- **GIVEN TASK**
Retype exactly the lines from the line containing "What Plotly code" through the line containing "23.80, 25.00, 26.20]", both included, and nothing more; skip the pictures.

- **RECORD EXTRACTS**
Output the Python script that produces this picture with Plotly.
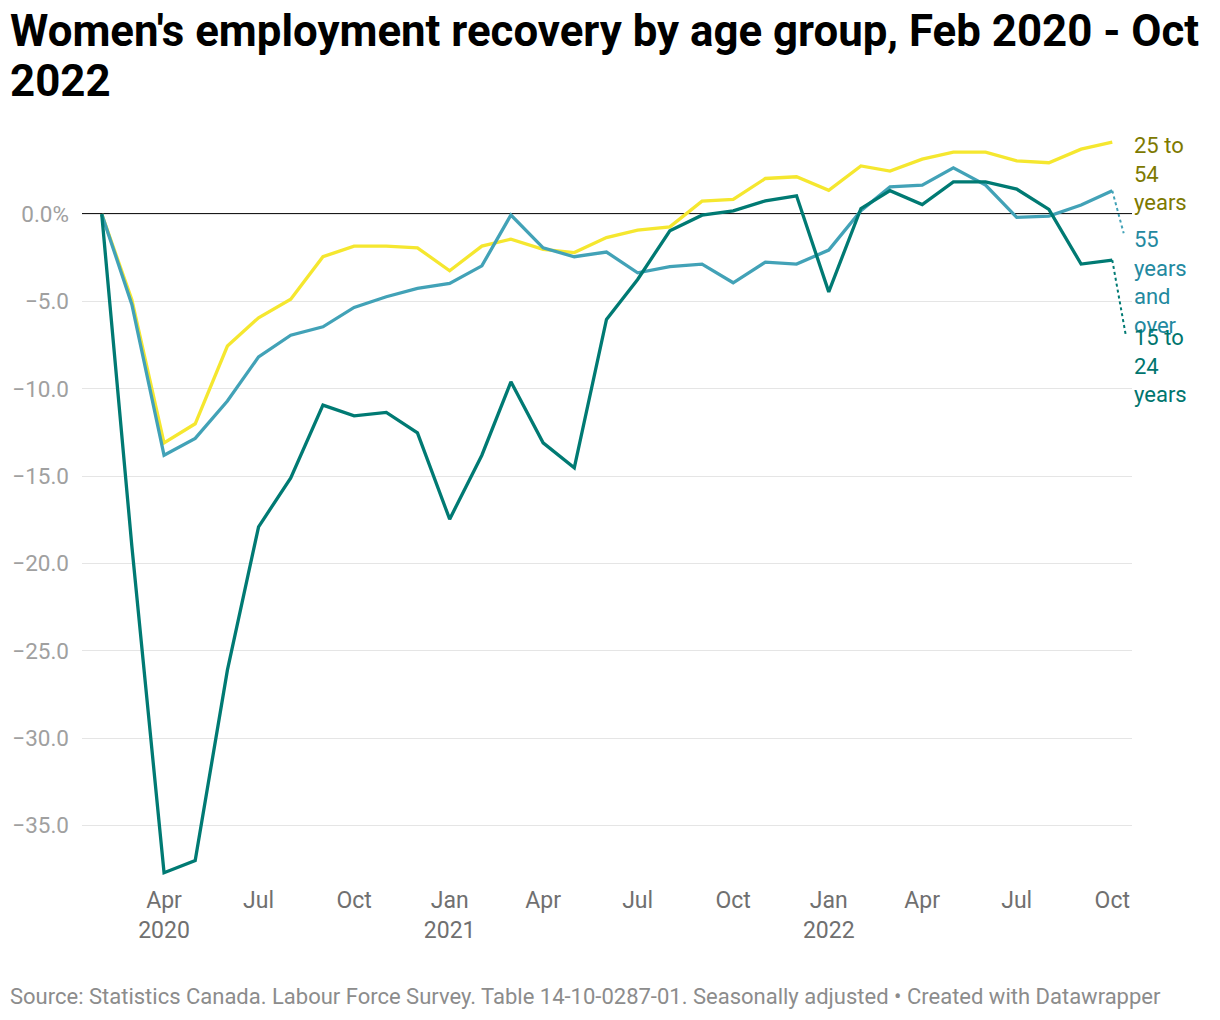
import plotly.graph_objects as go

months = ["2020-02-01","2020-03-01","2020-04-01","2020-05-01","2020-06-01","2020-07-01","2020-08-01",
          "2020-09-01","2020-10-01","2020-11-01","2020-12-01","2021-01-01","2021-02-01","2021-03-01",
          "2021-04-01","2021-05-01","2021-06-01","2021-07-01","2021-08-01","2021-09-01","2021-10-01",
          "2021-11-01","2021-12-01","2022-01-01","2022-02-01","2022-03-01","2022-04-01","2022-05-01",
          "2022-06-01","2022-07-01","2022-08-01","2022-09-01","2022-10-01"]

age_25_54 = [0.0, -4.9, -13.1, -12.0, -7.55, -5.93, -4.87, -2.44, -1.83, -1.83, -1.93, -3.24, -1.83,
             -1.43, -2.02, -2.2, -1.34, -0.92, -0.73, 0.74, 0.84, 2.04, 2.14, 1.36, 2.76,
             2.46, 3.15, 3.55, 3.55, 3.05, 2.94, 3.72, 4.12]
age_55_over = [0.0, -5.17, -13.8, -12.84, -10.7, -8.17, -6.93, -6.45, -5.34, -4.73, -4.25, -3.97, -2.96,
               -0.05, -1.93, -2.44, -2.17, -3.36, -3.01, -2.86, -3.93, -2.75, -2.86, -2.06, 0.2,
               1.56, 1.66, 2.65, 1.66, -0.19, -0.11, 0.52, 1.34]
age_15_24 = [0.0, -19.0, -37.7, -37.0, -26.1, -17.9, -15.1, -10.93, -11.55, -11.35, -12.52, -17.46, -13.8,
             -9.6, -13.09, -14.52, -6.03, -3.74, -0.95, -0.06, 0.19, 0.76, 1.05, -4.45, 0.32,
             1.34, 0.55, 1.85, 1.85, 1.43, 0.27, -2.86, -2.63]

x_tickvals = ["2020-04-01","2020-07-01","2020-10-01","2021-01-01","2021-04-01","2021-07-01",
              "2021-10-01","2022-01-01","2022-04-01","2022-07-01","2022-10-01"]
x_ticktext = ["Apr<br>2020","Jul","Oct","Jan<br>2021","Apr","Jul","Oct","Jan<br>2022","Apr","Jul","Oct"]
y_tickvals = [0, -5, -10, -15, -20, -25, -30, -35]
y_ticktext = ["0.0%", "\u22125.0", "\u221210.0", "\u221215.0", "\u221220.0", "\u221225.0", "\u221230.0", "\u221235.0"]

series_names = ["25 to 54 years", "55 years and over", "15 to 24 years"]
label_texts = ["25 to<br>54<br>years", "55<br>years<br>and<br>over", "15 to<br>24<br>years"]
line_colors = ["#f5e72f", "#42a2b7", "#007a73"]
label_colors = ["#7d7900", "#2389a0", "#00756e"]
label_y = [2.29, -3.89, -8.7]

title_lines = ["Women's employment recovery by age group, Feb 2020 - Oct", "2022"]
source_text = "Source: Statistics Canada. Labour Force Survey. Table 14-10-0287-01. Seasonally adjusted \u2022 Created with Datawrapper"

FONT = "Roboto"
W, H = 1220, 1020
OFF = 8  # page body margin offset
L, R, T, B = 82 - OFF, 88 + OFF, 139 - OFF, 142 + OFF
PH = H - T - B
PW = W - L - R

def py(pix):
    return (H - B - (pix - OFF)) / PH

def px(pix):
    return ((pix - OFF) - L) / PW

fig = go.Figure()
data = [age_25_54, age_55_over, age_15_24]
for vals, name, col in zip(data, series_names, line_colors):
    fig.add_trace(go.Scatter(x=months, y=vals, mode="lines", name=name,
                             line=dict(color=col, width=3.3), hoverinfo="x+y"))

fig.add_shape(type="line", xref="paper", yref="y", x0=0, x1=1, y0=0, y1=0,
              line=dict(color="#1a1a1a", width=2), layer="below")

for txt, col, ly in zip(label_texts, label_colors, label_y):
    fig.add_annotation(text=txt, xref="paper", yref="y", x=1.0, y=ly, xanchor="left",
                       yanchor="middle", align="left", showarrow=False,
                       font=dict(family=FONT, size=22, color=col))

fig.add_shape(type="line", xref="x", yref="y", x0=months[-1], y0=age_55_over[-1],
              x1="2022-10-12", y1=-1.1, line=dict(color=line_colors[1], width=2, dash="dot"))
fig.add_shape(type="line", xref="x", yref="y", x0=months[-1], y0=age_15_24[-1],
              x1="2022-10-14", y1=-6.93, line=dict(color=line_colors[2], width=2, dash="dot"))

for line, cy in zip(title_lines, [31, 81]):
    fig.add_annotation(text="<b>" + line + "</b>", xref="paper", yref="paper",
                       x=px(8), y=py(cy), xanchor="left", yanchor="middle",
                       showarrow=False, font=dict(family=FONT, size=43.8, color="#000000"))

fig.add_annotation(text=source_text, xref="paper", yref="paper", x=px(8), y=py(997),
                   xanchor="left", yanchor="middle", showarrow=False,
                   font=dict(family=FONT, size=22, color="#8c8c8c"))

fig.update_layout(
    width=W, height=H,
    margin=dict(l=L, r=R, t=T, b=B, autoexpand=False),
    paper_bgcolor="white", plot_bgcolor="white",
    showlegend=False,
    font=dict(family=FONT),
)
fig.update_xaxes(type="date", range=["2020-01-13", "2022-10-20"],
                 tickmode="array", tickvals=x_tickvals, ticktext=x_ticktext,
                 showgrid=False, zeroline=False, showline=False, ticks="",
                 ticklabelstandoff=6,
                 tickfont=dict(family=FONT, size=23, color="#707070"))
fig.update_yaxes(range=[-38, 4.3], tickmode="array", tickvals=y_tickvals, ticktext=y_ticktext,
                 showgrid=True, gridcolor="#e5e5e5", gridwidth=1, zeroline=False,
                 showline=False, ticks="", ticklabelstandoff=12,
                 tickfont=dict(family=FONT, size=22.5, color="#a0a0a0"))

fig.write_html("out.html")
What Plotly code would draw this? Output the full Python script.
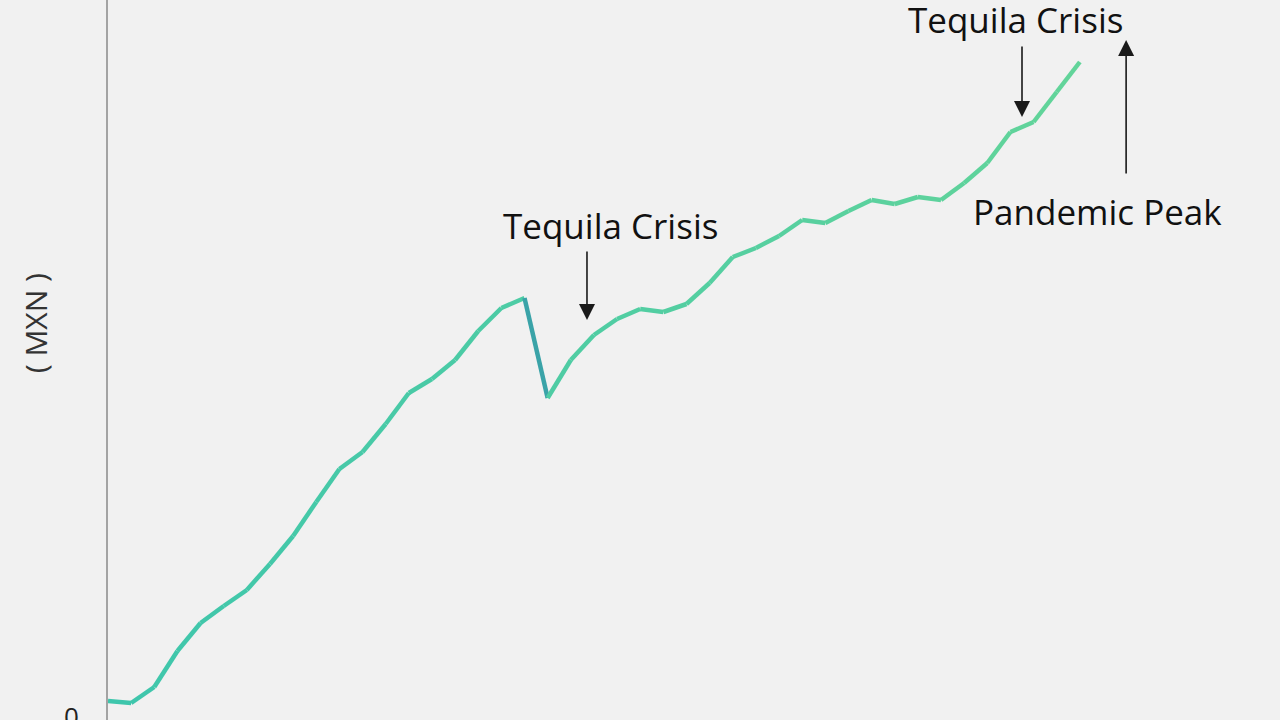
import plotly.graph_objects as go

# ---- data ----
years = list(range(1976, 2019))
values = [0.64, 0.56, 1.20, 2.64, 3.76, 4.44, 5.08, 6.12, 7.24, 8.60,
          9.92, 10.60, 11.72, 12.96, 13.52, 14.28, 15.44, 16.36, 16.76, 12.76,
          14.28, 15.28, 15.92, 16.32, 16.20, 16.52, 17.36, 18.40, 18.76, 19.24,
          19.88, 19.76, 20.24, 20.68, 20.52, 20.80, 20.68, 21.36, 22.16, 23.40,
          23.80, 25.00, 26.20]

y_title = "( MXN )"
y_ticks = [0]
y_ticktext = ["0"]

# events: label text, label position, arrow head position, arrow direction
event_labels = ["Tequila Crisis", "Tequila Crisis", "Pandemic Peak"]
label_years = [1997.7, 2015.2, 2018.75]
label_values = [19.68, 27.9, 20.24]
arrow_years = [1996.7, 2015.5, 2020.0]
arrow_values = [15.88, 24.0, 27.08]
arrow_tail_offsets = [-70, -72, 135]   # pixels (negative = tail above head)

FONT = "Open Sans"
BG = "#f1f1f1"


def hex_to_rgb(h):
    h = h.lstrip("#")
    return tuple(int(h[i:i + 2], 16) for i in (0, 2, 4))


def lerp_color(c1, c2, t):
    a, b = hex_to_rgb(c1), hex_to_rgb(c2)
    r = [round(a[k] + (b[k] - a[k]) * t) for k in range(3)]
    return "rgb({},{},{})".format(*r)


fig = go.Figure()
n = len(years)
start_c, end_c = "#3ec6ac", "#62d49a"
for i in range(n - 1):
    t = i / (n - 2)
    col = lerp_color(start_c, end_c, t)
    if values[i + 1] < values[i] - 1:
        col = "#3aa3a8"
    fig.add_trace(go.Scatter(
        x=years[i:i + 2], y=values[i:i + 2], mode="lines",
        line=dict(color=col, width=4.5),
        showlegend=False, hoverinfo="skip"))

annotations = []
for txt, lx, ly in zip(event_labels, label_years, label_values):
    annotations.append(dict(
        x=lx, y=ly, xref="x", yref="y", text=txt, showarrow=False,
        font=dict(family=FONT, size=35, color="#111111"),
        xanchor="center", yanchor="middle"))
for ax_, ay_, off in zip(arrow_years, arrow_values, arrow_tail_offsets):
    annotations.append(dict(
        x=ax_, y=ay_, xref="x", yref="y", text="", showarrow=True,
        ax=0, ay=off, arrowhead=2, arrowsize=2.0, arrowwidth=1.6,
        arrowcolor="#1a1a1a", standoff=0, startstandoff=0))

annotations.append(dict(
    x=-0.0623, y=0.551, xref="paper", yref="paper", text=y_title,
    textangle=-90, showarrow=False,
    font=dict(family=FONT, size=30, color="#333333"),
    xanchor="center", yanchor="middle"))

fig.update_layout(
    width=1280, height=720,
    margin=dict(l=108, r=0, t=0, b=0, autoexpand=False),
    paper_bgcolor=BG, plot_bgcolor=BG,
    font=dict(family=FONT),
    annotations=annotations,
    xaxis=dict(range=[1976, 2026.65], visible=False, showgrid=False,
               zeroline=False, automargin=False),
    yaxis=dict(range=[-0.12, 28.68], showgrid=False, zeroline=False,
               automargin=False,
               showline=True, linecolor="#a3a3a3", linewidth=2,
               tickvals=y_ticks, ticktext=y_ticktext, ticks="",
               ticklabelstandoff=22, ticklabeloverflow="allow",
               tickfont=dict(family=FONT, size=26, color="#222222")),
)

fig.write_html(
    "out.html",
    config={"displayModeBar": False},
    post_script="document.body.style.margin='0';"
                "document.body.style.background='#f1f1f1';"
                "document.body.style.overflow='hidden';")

- **IN RESPONSE**
What Plotly code would draw this? Output the full Python script.
import plotly.graph_objects as go

# ---- data ----
years = list(range(1976, 2019))
values = [0.64, 0.56, 1.20, 2.64, 3.76, 4.44, 5.08, 6.12, 7.24, 8.60,
          9.92, 10.60, 11.72, 12.96, 13.52, 14.28, 15.44, 16.36, 16.76, 12.76,
          14.28, 15.28, 15.92, 16.32, 16.20, 16.52, 17.36, 18.40, 18.76, 19.24,
          19.88, 19.76, 20.24, 20.68, 20.52, 20.80, 20.68, 21.36, 22.16, 23.40,
          23.80, 25.00, 26.20]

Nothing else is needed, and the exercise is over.